• [Goal] Reproduce the lines below exactly, from the one containing "Emit a LaTeX" through the one containing "width=191pt,minimum height=32pt] (ctrl)", both included. Leave out any pictures.

• [Exercise data]
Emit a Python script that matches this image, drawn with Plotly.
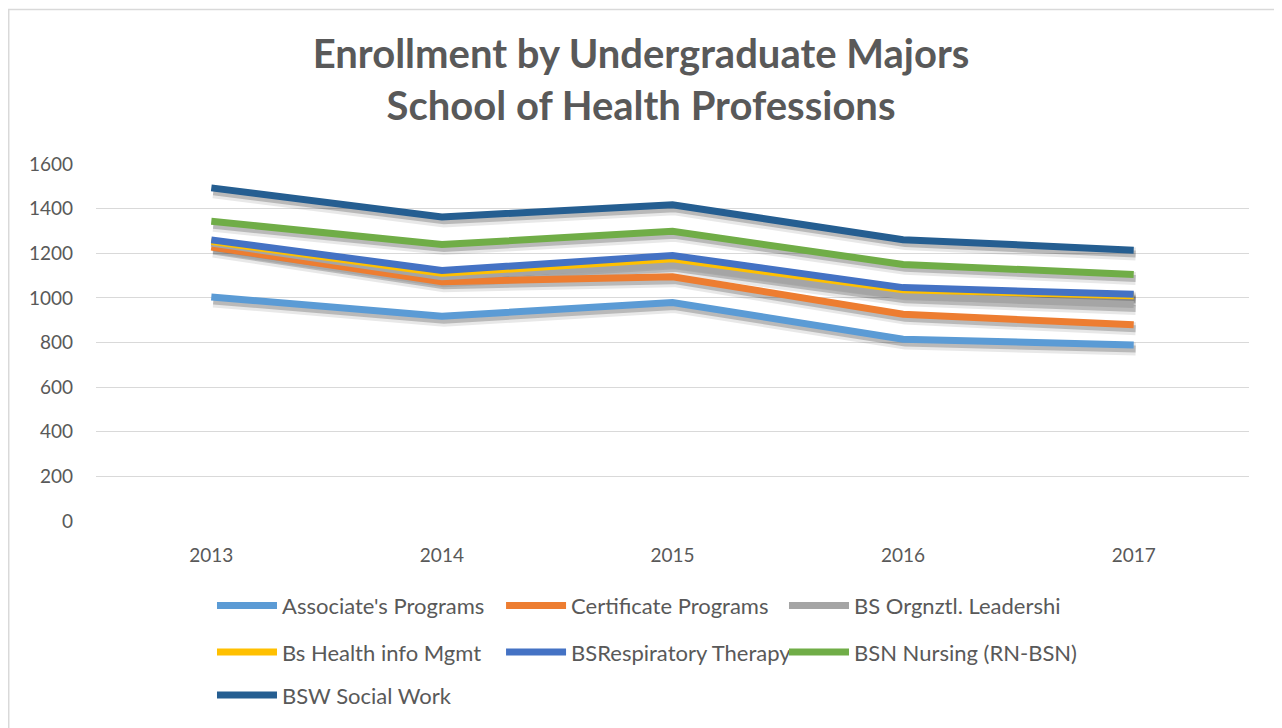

* * *

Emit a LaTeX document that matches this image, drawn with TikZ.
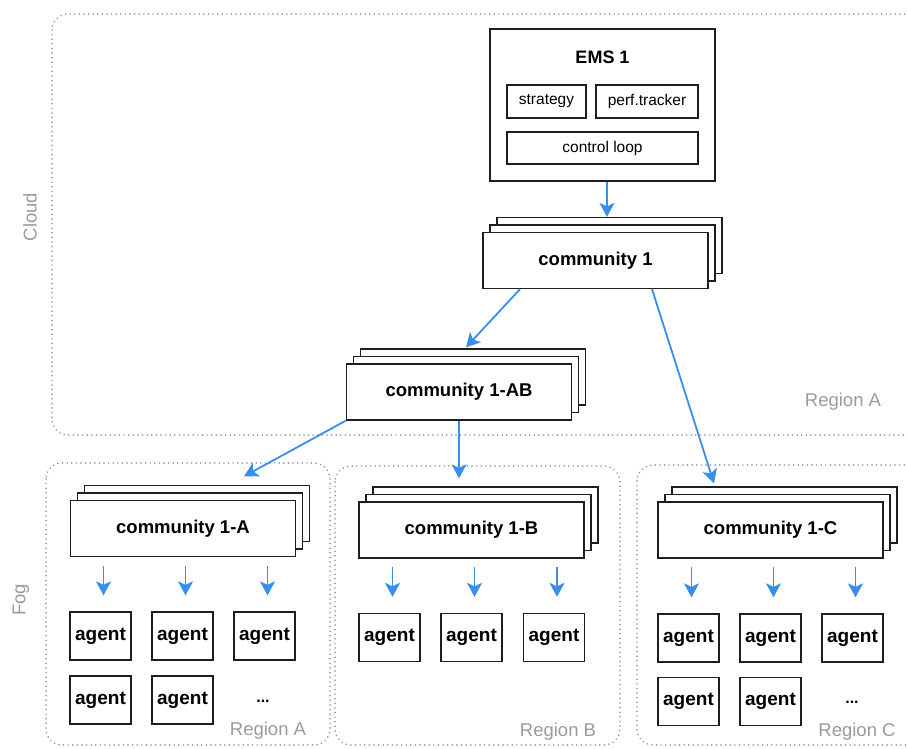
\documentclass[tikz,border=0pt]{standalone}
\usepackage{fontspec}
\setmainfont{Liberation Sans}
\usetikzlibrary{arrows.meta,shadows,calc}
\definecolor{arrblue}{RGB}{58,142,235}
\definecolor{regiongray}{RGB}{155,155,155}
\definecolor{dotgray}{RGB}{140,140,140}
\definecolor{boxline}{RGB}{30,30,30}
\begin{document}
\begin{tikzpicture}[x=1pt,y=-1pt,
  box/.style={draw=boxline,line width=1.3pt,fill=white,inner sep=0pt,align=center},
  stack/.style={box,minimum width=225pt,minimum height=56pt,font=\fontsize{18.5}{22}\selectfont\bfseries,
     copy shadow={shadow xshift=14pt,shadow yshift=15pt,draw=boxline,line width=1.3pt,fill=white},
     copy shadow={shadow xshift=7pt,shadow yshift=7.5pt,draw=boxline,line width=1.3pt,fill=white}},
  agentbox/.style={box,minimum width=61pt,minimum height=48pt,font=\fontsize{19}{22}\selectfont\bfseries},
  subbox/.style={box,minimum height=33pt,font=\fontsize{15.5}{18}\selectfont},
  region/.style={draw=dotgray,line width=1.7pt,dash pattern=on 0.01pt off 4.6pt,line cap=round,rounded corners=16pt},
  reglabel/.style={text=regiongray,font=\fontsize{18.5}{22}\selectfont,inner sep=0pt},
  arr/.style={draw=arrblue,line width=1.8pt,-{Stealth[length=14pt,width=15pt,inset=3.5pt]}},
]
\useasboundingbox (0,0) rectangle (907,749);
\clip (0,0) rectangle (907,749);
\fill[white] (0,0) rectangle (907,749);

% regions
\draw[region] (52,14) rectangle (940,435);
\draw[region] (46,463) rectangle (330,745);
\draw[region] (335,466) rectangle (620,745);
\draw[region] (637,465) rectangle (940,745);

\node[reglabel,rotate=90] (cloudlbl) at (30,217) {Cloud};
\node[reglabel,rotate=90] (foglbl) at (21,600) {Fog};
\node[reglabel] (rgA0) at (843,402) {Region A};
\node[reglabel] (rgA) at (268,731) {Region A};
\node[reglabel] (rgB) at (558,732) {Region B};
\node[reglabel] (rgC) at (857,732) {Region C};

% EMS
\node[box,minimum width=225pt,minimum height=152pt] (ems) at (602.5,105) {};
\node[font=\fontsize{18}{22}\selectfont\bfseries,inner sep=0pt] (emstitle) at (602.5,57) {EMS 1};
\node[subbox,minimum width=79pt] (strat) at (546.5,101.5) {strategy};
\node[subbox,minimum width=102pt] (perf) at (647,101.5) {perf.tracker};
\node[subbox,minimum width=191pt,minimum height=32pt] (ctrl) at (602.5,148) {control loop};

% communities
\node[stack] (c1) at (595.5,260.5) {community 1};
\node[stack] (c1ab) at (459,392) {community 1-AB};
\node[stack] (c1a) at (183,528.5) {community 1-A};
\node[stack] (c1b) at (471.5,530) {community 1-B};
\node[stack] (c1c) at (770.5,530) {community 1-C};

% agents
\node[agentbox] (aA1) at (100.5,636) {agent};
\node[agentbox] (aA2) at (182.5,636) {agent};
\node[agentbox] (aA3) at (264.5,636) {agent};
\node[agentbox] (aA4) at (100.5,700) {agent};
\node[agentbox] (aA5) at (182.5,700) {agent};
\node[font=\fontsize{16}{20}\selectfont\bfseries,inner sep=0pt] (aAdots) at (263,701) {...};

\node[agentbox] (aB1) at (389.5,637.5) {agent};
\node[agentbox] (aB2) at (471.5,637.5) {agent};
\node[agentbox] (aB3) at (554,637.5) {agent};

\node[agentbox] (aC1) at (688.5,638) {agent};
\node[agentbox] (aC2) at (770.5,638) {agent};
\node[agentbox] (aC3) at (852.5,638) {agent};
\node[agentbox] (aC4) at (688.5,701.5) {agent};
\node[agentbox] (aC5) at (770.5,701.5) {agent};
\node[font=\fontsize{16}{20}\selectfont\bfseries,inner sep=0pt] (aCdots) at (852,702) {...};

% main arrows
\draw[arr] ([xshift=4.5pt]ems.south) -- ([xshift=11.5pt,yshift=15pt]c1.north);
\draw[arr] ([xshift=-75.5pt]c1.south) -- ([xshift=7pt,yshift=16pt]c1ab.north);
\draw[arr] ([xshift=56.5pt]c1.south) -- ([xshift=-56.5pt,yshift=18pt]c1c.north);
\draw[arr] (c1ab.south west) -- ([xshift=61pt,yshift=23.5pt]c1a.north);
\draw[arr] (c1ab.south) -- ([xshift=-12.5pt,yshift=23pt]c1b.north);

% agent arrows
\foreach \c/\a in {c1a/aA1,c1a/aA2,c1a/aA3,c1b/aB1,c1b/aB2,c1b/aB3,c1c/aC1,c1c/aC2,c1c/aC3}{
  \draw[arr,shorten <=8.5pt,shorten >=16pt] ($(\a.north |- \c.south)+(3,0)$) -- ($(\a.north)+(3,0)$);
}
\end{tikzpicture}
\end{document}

...

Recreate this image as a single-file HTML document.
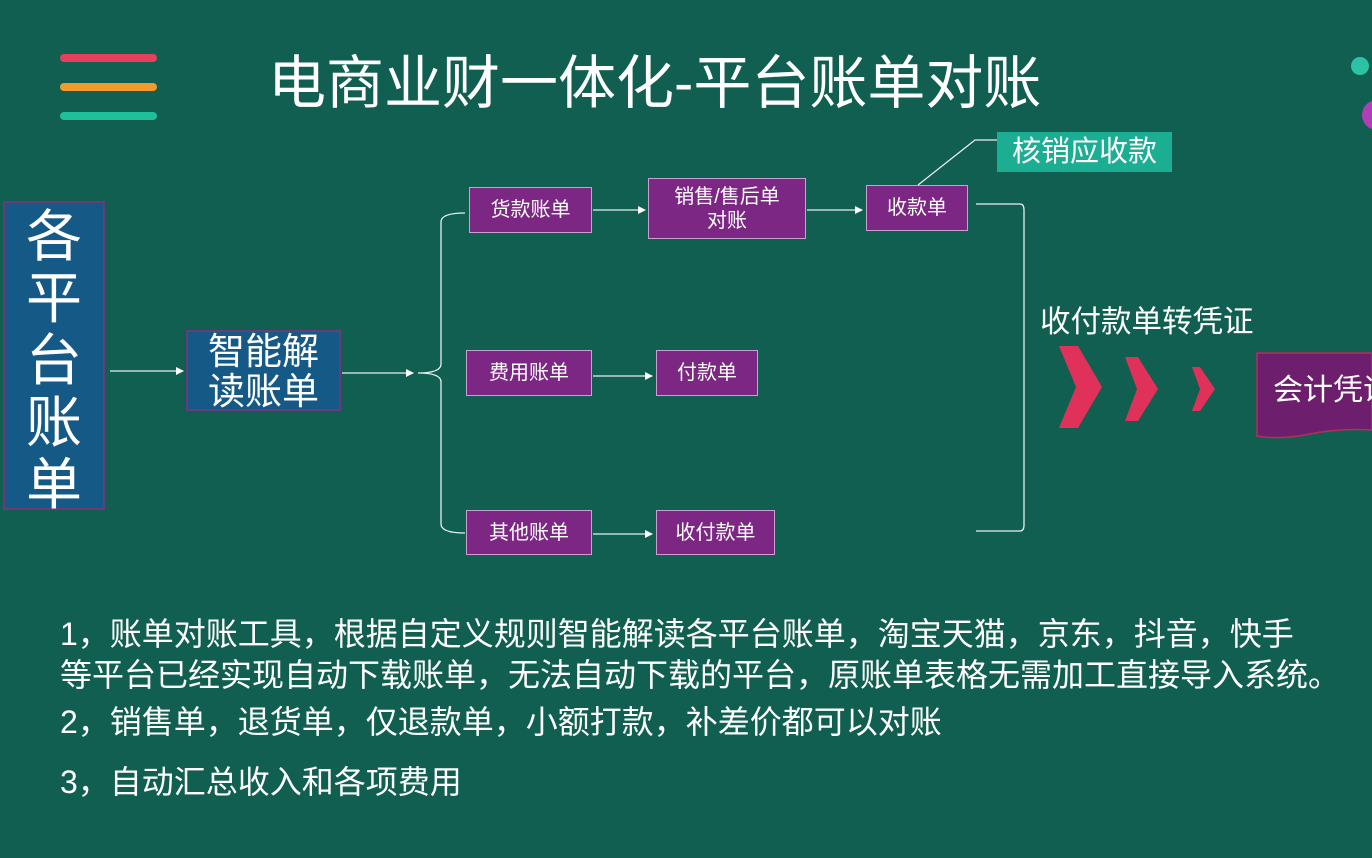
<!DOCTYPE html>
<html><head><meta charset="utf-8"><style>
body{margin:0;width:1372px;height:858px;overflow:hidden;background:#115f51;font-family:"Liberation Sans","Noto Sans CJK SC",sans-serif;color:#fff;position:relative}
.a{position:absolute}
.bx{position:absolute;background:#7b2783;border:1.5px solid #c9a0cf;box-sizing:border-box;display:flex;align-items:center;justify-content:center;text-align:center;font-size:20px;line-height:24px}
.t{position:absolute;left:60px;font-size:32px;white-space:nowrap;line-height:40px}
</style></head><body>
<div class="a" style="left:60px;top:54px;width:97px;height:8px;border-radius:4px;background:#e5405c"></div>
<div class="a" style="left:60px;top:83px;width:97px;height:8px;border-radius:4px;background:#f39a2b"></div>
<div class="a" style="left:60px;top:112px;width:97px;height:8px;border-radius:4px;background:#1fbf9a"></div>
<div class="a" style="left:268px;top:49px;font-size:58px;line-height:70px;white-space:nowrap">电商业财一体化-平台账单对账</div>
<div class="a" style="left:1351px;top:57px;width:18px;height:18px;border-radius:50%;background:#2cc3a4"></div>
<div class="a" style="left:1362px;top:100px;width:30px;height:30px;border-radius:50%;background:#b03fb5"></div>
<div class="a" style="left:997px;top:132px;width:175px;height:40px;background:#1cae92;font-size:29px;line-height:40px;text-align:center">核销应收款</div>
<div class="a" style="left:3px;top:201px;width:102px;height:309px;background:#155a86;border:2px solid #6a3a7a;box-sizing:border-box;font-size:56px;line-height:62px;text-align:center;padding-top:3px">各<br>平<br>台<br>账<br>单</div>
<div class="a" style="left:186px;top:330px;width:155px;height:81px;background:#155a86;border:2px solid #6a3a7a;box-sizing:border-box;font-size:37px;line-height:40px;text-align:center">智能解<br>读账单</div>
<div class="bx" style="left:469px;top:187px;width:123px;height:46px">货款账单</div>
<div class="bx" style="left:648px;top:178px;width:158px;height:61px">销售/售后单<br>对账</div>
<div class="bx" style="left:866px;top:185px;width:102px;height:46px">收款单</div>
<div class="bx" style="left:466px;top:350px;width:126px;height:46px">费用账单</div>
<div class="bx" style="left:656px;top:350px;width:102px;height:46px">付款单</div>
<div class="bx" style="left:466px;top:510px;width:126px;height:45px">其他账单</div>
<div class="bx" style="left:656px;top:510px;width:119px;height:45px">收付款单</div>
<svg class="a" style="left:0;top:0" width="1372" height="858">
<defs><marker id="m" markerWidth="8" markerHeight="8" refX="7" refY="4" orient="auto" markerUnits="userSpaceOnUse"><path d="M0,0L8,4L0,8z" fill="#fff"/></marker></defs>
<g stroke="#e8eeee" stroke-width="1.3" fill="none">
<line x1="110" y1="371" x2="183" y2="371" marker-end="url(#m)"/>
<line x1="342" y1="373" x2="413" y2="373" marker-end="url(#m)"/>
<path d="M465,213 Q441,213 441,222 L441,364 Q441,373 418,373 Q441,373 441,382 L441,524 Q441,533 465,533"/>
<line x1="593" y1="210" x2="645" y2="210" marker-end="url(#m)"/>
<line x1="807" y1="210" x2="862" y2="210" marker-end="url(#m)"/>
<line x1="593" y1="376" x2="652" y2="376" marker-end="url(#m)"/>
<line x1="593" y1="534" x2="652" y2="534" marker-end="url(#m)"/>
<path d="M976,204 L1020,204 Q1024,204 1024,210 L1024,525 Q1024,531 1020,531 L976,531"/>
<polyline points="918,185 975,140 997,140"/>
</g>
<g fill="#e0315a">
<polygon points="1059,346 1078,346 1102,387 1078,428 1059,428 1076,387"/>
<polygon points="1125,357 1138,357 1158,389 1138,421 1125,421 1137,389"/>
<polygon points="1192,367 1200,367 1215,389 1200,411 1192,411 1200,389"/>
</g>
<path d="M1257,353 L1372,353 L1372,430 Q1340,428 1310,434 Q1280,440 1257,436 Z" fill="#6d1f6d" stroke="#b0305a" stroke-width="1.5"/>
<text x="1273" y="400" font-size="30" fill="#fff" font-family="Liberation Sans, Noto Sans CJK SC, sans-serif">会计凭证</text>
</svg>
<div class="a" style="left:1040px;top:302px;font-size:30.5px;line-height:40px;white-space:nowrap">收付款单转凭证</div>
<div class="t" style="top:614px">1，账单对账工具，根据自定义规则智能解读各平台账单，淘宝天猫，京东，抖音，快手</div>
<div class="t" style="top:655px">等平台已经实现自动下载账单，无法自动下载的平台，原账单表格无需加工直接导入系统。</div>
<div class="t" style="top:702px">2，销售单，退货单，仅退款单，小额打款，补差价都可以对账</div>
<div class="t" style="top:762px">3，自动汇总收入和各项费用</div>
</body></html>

• [Answer for the task]
Emit a LaTeX document that matches this image, drawn with TikZ.
\documentclass[tikz,border=0pt]{standalone}
\usepackage{fontspec}
\setmainfont{Liberation Sans}
\usetikzlibrary{arrows.meta,shadows,calc}
\definecolor{arrblue}{RGB}{58,142,235}
\definecolor{regiongray}{RGB}{155,155,155}
\definecolor{dotgray}{RGB}{140,140,140}
\definecolor{boxline}{RGB}{30,30,30}
\begin{document}
\begin{tikzpicture}[x=1pt,y=-1pt,
  box/.style={draw=boxline,line width=1.3pt,fill=white,inner sep=0pt,align=center},
  stack/.style={box,minimum width=225pt,minimum height=56pt,font=\fontsize{18.5}{22}\selectfont\bfseries,
     copy shadow={shadow xshift=14pt,shadow yshift=15pt,draw=boxline,line width=1.3pt,fill=white},
     copy shadow={shadow xshift=7pt,shadow yshift=7.5pt,draw=boxline,line width=1.3pt,fill=white}},
  agentbox/.style={box,minimum width=61pt,minimum height=48pt,font=\fontsize{19}{22}\selectfont\bfseries},
  subbox/.style={box,minimum height=33pt,font=\fontsize{15.5}{18}\selectfont},
  region/.style={draw=dotgray,line width=1.7pt,dash pattern=on 0.01pt off 4.6pt,line cap=round,rounded corners=16pt},
  reglabel/.style={text=regiongray,font=\fontsize{18.5}{22}\selectfont,inner sep=0pt},
  arr/.style={draw=arrblue,line width=1.8pt,-{Stealth[length=14pt,width=15pt,inset=3.5pt]}},
]
\useasboundingbox (0,0) rectangle (907,749);
\clip (0,0) rectangle (907,749);
\fill[white] (0,0) rectangle (907,749);

% regions
\draw[region] (52,14) rectangle (940,435);
\draw[region] (46,463) rectangle (330,745);
\draw[region] (335,466) rectangle (620,745);
\draw[region] (637,465) rectangle (940,745);

\node[reglabel,rotate=90] (cloudlbl) at (30,217) {Cloud};
\node[reglabel,rotate=90] (foglbl) at (21,600) {Fog};
\node[reglabel] (rgA0) at (843,402) {Region A};
\node[reglabel] (rgA) at (268,731) {Region A};
\node[reglabel] (rgB) at (558,732) {Region B};
\node[reglabel] (rgC) at (857,732) {Region C};

% EMS
\node[box,minimum width=225pt,minimum height=152pt] (ems) at (602.5,105) {};
\node[font=\fontsize{18}{22}\selectfont\bfseries,inner sep=0pt] (emstitle) at (602.5,57) {EMS 1};
\node[subbox,minimum width=79pt] (strat) at (546.5,101.5) {strategy};
\node[subbox,minimum width=102pt] (perf) at (647,101.5) {perf.tracker};
\node[subbox,minimum width=191pt,minimum height=32pt] (ctrl) at (602.5,148) {control loop};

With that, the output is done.